▶ [Provided material]

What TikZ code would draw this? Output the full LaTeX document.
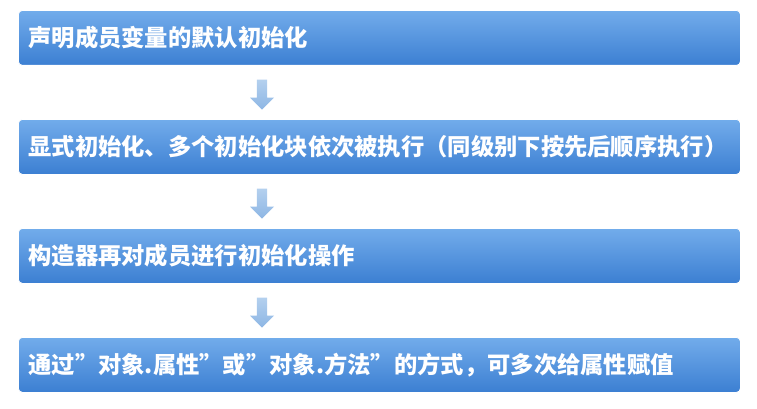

* * *

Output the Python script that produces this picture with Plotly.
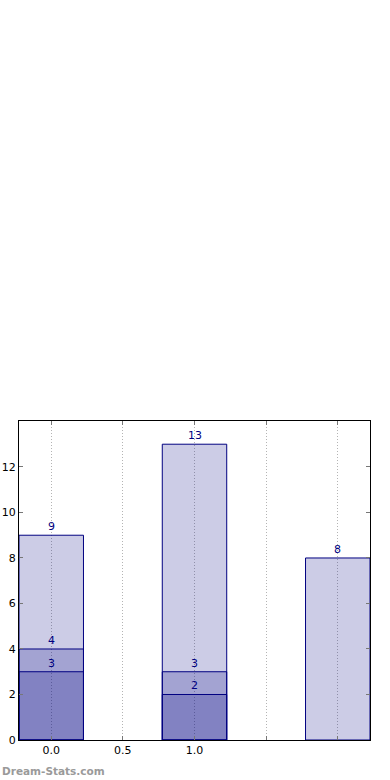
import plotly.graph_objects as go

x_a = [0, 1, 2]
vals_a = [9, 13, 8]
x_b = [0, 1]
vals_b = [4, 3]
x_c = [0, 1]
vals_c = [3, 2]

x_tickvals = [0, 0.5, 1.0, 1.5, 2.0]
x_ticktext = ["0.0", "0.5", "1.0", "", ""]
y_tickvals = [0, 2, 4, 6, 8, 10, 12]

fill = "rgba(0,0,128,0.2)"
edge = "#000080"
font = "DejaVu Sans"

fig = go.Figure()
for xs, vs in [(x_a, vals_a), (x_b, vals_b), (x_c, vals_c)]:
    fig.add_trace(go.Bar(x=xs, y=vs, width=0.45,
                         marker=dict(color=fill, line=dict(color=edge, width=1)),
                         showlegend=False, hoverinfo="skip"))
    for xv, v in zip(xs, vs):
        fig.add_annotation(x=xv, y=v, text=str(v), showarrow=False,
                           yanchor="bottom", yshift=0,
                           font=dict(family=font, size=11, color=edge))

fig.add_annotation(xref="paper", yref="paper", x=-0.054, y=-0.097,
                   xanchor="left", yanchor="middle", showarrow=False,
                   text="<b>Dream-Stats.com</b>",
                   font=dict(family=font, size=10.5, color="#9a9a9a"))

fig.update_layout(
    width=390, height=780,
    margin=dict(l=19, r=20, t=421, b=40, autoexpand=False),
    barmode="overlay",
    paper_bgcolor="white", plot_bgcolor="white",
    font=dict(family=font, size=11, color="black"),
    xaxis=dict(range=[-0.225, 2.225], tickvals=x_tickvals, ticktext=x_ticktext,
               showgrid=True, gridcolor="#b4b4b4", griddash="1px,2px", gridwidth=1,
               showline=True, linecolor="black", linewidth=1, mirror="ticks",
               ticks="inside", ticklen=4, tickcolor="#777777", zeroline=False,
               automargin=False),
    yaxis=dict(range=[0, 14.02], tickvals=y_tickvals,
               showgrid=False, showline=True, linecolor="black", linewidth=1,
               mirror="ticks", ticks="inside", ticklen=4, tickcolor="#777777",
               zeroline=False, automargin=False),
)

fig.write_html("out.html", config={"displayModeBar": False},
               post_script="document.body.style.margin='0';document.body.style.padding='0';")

--

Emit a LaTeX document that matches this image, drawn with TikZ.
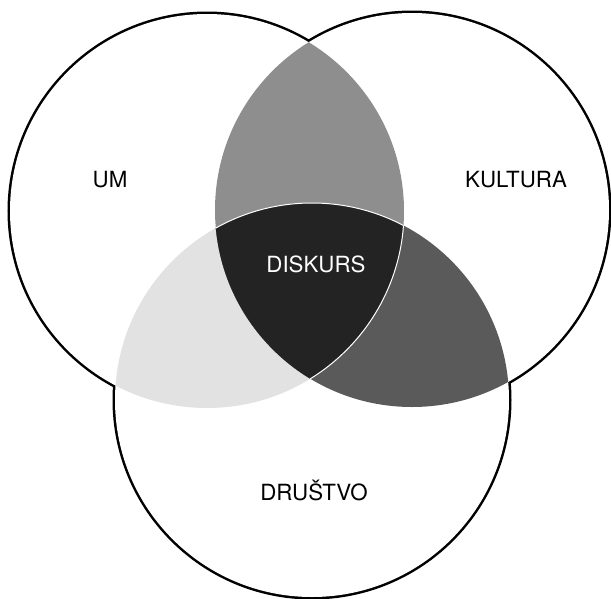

▶ [Exercise task] Count all lines of the data that include "TikZ". The answer is the number alone.

▶ [Result of this exercise] 2